The 1774 organ is the only known surviving work by Paulus Gerardus Zelle
Vilnius organ builder Paulus Gerardus Zelle made the Kartena organ in 1774. He was the son of Gerhardt Arendt Zelle, an organ builder from Königsberg who settled in Vilnius. Inscriptions on several pipes confirm the attribution, including the words fecit Paulus Celle and the date 1774. A specialist historical-organ catalogue identifies it as the maker's only known surviving work.
The original instrument had a single manual with a short bass octave. An unknown builder substantially rebuilt it in 1805 but reused Zelle's old pipes; repairs or alterations are documented in 1824, 1873, and 1936. The present mechanical instrument is catalogued with one manual, eleven stops, a cymbelstern, and an acoustic drum.
The organ came into the present church from the building destroyed by fire in 1873, although details of its transfer and repairs remain uncertain. Marijampolė Organ Workshop restored it in 2009, and the Cultural Heritage Department's 2012 report confirms acceptance of the conservation work.
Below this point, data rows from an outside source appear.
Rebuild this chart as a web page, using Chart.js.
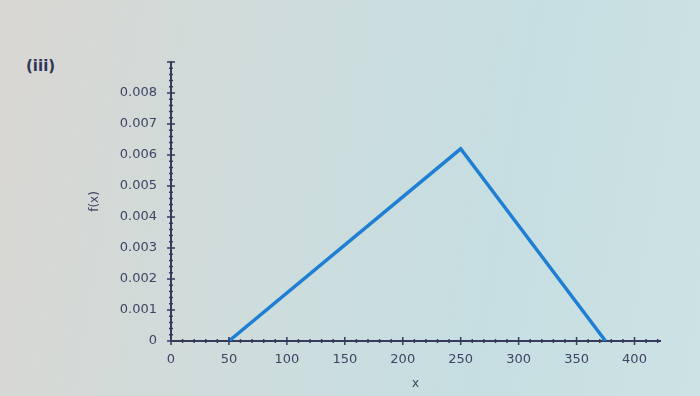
<!DOCTYPE html>
<html lang="en">
<head>
<meta charset="UTF-8">
<title>f(x)</title>
<script src="https://cdn.jsdelivr.net/npm/chart.js@4/dist/chart.umd.min.js"></script>
<style>
  html, body { margin: 0; padding: 0; }
  body {
    width: 700px; height: 396px; overflow: hidden; position: relative;
    background: linear-gradient(100deg, #d9d6d2 0%, #cfdcdb 35%, #c6dee2 70%, #cde2e4 100%);
    font-family: "DejaVu Sans", sans-serif;
  }
  #label { position: absolute; left: 26px; top: 57px; font-size: 15px; font-weight: bold; color: #2f3556; }
  #wrap { position: absolute; left: 0; top: 0; width: 700px; height: 396px; }
</style>
</head>
<body>
<div id="label">(iii)</div>
<div id="wrap"><canvas id="myChart"></canvas></div>
<script>
// triangular density
const xValues = [50, 250, 375];
const fValues = [0, 0.0062, 0];
const xTicks = [0, 50, 100, 150, 200, 250, 300, 350, 400];
const yTicks = [0, 0.001, 0.002, 0.003, 0.004, 0.005, 0.006, 0.007, 0.008];

const axisColor = '#363b5c';
const textColor = '#3f4466';

// ticks that cross the axis lines, plus minor ticks
const crossTicks = {
  id: 'crossTicks',
  afterDraw(chart) {
    const { ctx, scales: { x, y } } = chart;
    const x0 = x.getPixelForValue(0);
    const y0 = y.getPixelForValue(0);
    ctx.save();
    ctx.strokeStyle = axisColor;
    ctx.lineWidth = 1.5;
    ctx.beginPath();
    for (let v = 0; v <= x.max + 0.01; v += 10) {
      const px = x.getPixelForValue(v);
      const len = v % 50 === 0 ? 4 : 2;
      ctx.moveTo(px, y0 - len);
      ctx.lineTo(px, y0 + len);
    }
    for (let i = 0; i <= 45; i++) {
      const v = i * 0.0002;
      const py = y.getPixelForValue(v);
      const len = i % 5 === 0 ? 4 : 2;
      ctx.moveTo(x0 - len, py);
      ctx.lineTo(x0 + len, py);
    }
    // cap at the top of the y axis
    const yTop = y.getPixelForValue(y.max);
    ctx.moveTo(x0 - 4, yTop);
    ctx.lineTo(x0 + 4, yTop);
    ctx.stroke();
    ctx.restore();
  }
};

new Chart(document.getElementById('myChart'), {
  type: 'line',
  data: {
    datasets: [{
      data: xValues.map((v, i) => ({ x: v, y: fValues[i] })),
      borderColor: '#1f7fd3',
      borderWidth: 3.5,
      pointRadius: 0,
      tension: 0,
      fill: false
    }]
  },
  options: {
    responsive: true,
    maintainAspectRatio: false,
    animation: false,
    layout: { padding: { left: 88, right: 40, top: 62, bottom: 0 } },
    plugins: { legend: { display: false }, tooltip: { enabled: false } },
    scales: {
      x: {
        type: 'linear',
        min: 0,
        max: 422,
        afterFit(scale) { scale.height = 55; },
        afterBuildTicks(scale) { scale.ticks = xTicks.map(v => ({ value: v })); },
        grid: { display: false },
        border: { display: true, color: axisColor, width: 2 },
        ticks: { color: textColor, font: { size: 13, family: 'DejaVu Sans' }, padding: 3 },
        title: { display: true, text: 'x', color: textColor, font: { size: 12, family: 'DejaVu Sans' }, padding: { top: 0, bottom: 5 } }
      },
      y: {
        type: 'linear',
        min: 0,
        max: 0.009,
        afterFit(scale) { scale.width = 83; },
        afterBuildTicks(scale) { scale.ticks = yTicks.map(v => ({ value: v })); },
        grid: { display: false },
        border: { display: true, color: axisColor, width: 2 },
        ticks: {
          color: textColor,
          font: { size: 13, family: 'DejaVu Sans' },
          padding: 6,
          callback: v => v === 0 ? '0' : v.toFixed(3)
        },
        title: { display: true, text: 'f(x)', color: textColor, font: { size: 12, family: 'DejaVu Sans' }, padding: { top: 0, bottom: 6 } }
      }
    }
  },
  plugins: [crossTicks]
});
</script>
</body>
</html>
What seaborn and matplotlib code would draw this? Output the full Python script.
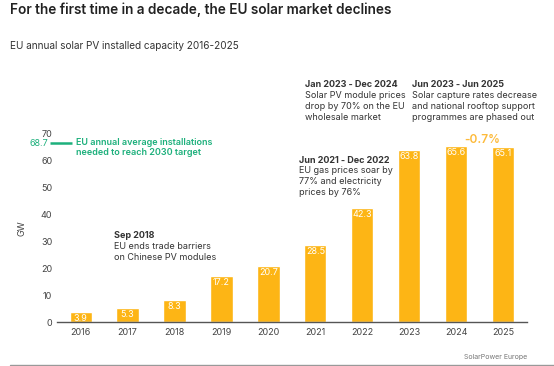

Visitors can hear it only at a particular service or concert; no daily tourist demonstration is advertised.
The churchyard forms its own route through a belfry, gates, and fourteen chapels
The church belongs to a state-protected complex with overall register code 1458. The church building is 23590, the substantial timber belfry of 1860 in the south corner of the yard is 23591, and the stone wall with gates is 23592. The complete ensemble became a state-protected cultural property in 2005.
The main gate is built from red brick in a pseudo-Gothic style, with a central pyramidal tower and ornamental crosses made by a blacksmith. Fourteen small masonry Stations of the Cross chapels line the stone wall. Even when the church is locked, the churchyard therefore reveals a complete ensemble rather than only a pale boarded facade.
On 13 July 2026, Google Maps rated Kartena Church 4.5 out of 5 from 93 reviews. This exactly meets the catalogue's minimum threshold, while both score and count can change. Allow 30-45 minutes for the exterior circuit; if the doors are open, add at least 20-30 minutes to study the nave section, pulpit, and organ case.